If you still think AI is just about prompts, you’re already missing the point — especially if you work as an Executive Assistant.


Let’s be honest, a lot of EAs see AI as a handy assistant for small stuff: writing emails, summarizing meetings, drafting presentations, keeping to-do lists neat and tidy. Sure, those things add up to some saved time. But if you keep seeing AI as just a prompt-response machine, you’re holding yourself back.


Here’s the thing: If your main concern is “How do I ask better questions so AI spits out better results?” you’re behind the curve.

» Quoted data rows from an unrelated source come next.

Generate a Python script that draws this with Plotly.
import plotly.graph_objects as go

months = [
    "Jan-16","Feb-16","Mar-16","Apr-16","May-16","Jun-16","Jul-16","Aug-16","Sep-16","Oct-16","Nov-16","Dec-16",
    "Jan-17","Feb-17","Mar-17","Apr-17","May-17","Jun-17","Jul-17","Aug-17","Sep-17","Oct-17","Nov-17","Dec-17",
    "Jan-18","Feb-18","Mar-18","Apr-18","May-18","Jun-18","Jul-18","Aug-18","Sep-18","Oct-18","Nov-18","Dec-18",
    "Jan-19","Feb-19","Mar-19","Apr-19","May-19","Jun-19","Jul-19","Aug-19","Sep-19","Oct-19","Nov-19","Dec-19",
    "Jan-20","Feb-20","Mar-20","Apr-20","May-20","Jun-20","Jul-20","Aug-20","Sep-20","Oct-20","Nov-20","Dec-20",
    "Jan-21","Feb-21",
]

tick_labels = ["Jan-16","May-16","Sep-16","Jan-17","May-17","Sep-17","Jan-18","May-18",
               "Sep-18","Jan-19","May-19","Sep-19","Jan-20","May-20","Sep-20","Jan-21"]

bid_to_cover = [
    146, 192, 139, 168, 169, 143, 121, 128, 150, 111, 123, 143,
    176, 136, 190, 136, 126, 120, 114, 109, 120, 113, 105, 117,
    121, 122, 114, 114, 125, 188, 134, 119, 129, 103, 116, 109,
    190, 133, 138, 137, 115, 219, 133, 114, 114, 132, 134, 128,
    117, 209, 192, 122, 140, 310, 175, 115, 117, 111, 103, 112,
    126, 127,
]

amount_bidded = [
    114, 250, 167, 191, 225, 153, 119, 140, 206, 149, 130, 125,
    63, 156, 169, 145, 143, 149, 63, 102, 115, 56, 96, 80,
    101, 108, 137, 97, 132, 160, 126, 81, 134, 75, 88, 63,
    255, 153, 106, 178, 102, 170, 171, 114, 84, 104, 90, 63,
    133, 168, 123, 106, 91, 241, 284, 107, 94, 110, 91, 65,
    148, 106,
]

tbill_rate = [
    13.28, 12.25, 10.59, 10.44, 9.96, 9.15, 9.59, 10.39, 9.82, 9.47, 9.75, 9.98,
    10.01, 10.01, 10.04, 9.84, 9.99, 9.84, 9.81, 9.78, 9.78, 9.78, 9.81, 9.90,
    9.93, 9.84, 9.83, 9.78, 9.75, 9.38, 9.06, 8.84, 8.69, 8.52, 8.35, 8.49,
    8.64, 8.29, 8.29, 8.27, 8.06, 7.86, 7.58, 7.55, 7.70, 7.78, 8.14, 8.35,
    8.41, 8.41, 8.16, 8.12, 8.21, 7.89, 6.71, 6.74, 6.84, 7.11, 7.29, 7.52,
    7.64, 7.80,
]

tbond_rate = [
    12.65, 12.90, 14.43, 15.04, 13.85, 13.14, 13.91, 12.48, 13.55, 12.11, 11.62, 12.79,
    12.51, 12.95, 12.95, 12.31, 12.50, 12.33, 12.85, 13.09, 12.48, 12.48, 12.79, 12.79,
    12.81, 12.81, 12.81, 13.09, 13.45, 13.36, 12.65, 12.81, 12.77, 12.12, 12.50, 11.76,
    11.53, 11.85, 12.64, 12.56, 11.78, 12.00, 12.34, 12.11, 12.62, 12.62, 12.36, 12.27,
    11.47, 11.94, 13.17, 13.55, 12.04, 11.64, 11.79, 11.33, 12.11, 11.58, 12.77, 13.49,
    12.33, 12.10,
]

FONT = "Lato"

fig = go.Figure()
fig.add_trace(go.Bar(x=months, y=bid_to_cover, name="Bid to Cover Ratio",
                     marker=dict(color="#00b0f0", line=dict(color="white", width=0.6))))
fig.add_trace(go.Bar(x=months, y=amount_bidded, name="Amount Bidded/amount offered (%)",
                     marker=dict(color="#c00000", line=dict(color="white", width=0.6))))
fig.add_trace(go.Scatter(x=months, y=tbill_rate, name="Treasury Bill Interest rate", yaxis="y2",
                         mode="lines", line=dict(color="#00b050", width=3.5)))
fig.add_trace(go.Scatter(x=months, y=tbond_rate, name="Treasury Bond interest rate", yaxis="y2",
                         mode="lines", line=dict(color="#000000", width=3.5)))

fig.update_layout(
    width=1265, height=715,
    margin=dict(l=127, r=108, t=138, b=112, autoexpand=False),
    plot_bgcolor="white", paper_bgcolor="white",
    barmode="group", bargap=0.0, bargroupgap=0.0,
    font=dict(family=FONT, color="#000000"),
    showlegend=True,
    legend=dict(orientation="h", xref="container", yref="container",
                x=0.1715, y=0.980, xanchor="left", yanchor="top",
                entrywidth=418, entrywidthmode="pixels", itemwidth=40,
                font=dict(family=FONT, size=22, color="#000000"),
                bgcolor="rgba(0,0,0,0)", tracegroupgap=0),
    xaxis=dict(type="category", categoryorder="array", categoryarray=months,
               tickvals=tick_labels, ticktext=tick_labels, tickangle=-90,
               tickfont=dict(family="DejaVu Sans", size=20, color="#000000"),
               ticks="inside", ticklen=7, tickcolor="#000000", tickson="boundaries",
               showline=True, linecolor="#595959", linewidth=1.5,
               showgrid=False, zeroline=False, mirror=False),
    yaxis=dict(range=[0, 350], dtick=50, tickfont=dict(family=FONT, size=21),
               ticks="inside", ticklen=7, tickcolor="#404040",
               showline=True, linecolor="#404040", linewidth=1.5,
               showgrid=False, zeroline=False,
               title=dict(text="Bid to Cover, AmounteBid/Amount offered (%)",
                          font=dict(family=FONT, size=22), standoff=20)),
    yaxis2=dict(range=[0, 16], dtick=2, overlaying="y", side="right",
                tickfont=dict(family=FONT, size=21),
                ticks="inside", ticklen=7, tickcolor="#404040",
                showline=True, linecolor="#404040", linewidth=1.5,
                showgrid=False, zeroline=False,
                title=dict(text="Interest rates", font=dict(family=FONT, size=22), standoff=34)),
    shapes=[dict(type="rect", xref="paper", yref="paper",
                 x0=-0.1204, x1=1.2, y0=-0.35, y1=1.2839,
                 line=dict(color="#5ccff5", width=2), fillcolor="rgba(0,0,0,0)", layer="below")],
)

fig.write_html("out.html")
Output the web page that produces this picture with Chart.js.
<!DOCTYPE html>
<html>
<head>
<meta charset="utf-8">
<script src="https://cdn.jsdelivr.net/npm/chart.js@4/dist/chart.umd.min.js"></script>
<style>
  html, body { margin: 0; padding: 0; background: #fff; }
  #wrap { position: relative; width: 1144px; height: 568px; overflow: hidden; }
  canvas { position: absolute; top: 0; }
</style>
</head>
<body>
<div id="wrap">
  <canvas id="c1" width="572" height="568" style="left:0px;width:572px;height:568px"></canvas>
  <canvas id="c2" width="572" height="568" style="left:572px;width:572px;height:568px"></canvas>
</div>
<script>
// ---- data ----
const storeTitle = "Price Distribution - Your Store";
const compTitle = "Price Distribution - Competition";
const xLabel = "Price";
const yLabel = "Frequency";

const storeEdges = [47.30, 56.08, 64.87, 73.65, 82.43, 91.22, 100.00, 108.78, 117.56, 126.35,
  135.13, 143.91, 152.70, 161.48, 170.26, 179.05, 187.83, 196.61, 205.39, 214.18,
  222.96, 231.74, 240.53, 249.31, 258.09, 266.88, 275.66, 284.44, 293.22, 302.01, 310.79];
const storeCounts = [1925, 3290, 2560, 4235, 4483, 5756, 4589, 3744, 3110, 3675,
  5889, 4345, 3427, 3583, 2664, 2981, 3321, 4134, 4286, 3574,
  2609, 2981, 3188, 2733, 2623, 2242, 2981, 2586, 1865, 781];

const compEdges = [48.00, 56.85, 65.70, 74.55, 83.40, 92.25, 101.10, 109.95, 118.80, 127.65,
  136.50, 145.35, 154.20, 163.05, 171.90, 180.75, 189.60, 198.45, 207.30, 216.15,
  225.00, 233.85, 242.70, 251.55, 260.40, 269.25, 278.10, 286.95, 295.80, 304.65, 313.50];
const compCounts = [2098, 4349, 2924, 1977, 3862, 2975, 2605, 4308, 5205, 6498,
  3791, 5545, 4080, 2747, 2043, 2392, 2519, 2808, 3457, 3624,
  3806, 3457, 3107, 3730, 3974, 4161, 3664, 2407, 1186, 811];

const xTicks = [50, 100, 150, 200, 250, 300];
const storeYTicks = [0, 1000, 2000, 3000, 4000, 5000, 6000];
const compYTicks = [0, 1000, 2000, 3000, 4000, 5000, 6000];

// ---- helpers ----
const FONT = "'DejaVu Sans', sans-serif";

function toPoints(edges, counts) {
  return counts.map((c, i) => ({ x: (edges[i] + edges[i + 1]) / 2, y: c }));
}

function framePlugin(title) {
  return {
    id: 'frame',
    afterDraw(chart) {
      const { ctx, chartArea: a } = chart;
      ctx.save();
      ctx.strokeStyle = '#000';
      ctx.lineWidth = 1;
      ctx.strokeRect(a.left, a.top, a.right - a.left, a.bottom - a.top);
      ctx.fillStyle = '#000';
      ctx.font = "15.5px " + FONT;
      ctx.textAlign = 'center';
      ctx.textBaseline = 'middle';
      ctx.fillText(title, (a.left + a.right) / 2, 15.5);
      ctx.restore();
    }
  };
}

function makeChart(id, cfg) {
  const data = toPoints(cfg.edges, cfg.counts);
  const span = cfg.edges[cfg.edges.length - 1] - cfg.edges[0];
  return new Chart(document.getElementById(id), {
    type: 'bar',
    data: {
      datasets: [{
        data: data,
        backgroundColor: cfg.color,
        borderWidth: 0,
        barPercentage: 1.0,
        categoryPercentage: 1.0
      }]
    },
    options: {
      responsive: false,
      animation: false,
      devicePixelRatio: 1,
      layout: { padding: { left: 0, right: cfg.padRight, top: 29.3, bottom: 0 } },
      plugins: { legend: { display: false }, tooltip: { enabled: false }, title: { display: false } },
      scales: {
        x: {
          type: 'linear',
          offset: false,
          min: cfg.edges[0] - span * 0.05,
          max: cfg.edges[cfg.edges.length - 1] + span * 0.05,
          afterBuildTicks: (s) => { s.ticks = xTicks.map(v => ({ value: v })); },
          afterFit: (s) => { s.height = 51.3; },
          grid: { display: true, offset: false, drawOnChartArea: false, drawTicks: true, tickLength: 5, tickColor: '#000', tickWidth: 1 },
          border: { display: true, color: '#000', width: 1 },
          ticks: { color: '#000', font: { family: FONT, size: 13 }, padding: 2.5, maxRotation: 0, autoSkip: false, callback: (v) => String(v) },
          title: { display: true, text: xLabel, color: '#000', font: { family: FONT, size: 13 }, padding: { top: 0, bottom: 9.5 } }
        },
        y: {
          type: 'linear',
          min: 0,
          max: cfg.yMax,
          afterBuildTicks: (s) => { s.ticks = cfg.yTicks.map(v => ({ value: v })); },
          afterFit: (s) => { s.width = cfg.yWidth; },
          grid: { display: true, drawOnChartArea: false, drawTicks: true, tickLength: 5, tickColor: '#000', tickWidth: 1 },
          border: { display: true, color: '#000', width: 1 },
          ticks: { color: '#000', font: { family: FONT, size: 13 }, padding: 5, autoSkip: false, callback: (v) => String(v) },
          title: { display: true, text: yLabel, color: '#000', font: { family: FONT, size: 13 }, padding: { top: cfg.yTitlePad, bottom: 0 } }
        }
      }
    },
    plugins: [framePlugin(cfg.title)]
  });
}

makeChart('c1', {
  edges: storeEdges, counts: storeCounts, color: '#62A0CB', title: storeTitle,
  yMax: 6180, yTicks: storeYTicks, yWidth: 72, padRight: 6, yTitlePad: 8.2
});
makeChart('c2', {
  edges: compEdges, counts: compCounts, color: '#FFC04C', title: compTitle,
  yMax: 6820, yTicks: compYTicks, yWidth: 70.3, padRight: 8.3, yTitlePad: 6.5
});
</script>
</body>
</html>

Worse, you’re overlooking how much you could shape your exec’s entire workflow — and how your organization adapts to this massive shift people are calling the future of work.


Now, everyone’s chatting about “prompt engineering” lately. It’s the so-called craft of asking AI for more precise, useful answers. For EAs, that usually sounds like: “What’s the best prompt for a meeting summary?” or “How should I word this so AI writes a solid board update?” Sure, these are decent skills. But honestly, they’re tactical, not transformational.


Think about it: Learning how to prompt AI is becoming as basic as typing faster. It’s useful, but it won’t make you indispensable.


Here’s where the opportunity really lies for Executive Assistants: It isn’t just about using AI here and there. It’s about architecting how AI powers leadership. That’s real impact. As an EA, you sit at the crossroads of communication, priorities, and operations — you spot friction before anyone else. Your value isn’t just about doing things quicker; it’s about stepping back and asking, “Where should AI revamp the way we support execs?”


There’s a big leap from simple task support to strategic enablement. You could use AI to jot down meeting minutes, sure. Or, you could build a workflow where AI tracks notes, assigns action items, follows up on deadlines, drafts stakeholder updates, and flags big issues before they become problems. One saves an hour; the other transforms how the executive office works.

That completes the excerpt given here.